▸ **DIRECTIONS FOR THIS TASK**: Look at the data below and print exactly the lines from its first line through the line with "const yName = 'Enrollment';"; the pictures stay out of the copy.

:::::

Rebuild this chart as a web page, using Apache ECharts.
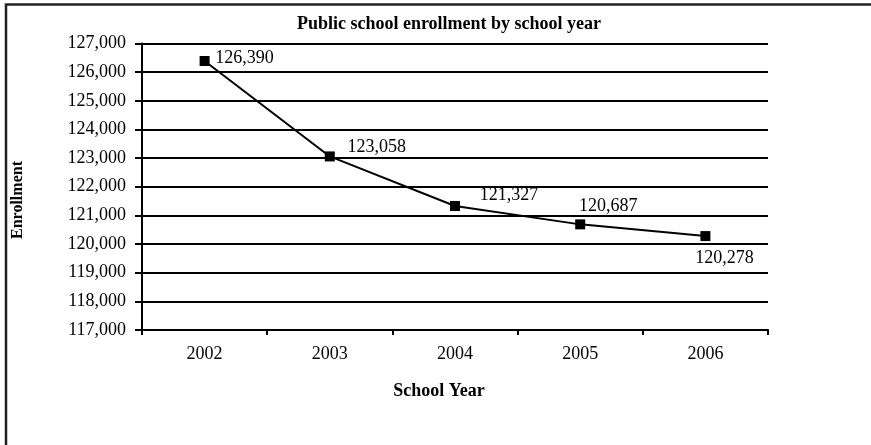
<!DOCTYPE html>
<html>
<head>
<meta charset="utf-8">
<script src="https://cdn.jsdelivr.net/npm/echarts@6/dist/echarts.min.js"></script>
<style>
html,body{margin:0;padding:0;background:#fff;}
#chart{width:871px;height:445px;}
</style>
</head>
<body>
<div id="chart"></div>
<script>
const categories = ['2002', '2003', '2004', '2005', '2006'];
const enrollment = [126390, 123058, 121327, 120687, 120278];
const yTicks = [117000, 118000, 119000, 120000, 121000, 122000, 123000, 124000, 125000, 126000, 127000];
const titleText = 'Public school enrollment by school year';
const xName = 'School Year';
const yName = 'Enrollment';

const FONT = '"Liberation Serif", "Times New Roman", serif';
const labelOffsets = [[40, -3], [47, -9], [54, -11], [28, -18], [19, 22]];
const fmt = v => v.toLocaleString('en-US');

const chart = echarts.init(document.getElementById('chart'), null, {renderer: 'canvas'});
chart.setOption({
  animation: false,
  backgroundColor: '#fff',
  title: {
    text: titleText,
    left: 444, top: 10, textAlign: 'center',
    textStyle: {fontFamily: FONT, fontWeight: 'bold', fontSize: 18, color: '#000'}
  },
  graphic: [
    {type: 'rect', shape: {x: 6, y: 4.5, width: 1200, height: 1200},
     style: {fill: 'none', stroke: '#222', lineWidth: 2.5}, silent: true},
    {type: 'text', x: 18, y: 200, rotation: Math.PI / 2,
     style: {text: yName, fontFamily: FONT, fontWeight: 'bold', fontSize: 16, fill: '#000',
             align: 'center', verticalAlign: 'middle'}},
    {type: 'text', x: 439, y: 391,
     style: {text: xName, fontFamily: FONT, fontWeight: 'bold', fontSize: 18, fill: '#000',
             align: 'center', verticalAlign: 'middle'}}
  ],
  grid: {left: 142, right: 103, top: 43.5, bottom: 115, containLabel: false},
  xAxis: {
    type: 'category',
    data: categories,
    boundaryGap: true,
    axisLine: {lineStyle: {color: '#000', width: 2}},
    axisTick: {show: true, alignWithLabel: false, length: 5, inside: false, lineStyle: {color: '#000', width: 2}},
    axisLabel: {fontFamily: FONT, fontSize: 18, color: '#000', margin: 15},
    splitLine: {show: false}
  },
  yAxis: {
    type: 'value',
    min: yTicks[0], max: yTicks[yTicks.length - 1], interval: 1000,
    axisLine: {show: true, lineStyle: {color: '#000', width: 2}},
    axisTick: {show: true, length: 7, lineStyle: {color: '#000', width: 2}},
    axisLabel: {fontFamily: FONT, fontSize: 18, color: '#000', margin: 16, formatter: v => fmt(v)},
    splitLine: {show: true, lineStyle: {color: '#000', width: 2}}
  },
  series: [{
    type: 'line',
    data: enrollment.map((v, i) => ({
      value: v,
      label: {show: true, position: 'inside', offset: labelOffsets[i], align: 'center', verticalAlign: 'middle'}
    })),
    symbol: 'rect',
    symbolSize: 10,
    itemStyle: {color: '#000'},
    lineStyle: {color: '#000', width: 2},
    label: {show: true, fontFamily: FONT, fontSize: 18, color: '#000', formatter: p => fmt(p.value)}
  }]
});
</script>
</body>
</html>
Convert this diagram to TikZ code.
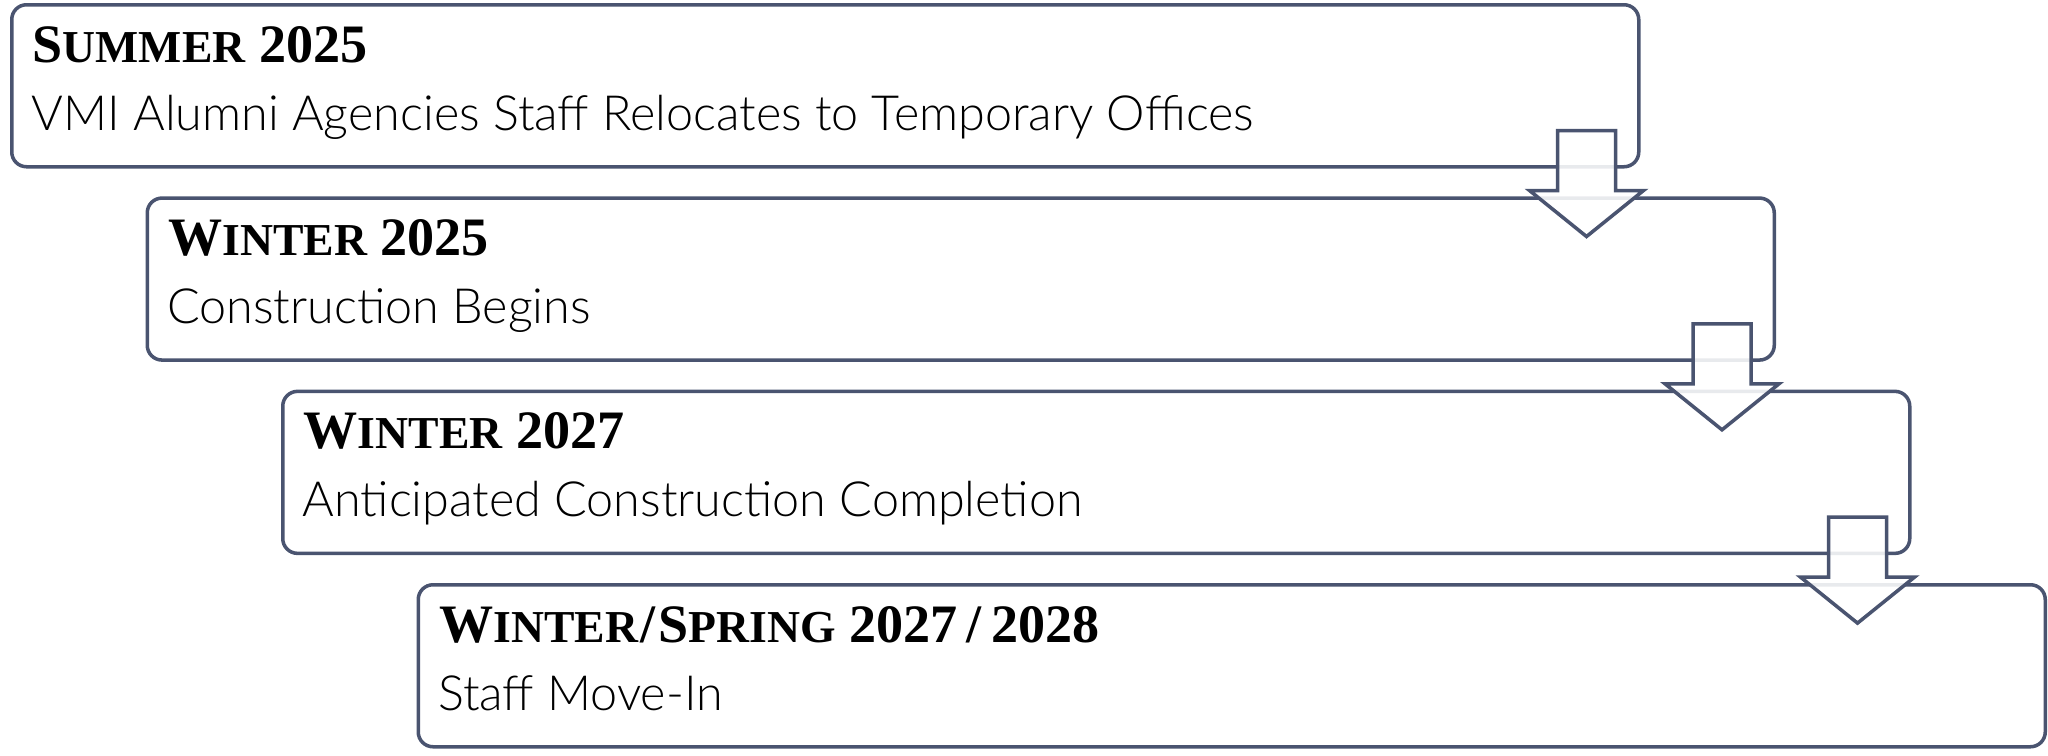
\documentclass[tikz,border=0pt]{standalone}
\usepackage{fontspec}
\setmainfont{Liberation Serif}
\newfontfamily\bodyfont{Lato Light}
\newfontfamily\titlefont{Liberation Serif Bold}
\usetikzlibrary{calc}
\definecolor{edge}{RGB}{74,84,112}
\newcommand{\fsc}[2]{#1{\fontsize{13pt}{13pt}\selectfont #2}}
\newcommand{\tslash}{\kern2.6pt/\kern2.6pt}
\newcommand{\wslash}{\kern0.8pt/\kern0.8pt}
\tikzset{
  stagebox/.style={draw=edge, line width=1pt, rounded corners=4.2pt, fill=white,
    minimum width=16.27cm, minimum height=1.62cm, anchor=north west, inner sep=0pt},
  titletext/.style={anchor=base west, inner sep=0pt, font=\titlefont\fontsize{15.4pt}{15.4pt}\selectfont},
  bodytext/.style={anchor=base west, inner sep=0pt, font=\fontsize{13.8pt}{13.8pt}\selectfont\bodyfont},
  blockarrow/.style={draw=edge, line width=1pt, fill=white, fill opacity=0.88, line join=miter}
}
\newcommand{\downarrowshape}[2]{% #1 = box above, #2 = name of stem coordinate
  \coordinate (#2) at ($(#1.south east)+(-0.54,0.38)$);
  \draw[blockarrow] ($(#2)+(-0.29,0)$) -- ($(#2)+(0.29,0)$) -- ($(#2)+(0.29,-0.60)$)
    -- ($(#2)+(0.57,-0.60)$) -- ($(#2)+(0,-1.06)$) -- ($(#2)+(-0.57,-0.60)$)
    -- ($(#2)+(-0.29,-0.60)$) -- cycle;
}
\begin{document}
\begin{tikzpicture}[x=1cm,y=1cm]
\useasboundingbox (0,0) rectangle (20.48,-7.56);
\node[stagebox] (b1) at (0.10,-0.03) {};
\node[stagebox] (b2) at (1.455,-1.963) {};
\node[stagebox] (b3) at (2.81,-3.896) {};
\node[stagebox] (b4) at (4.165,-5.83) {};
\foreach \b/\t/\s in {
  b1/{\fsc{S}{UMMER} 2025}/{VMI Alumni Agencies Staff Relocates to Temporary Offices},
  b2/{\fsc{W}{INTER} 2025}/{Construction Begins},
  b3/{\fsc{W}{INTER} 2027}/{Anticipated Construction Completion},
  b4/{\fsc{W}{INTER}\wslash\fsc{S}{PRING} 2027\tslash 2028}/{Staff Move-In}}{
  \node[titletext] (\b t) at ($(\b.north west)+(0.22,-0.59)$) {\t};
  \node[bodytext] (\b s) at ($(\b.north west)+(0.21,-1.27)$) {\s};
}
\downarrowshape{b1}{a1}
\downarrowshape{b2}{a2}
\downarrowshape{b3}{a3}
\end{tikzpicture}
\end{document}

:::::

▸ **CORRECT RESULT**:
Rebuild this chart as a web page, using Apache ECharts.
<!DOCTYPE html>
<html>
<head>
<meta charset="utf-8">
<script src="https://cdn.jsdelivr.net/npm/echarts@6/dist/echarts.min.js"></script>
<style>
html,body{margin:0;padding:0;background:#fff;}
#chart{width:871px;height:445px;}
</style>
</head>
<body>
<div id="chart"></div>
<script>
const categories = ['2002', '2003', '2004', '2005', '2006'];
const enrollment = [126390, 123058, 121327, 120687, 120278];
const yTicks = [117000, 118000, 119000, 120000, 121000, 122000, 123000, 124000, 125000, 126000, 127000];
const titleText = 'Public school enrollment by school year';
const xName = 'School Year';
const yName = 'Enrollment';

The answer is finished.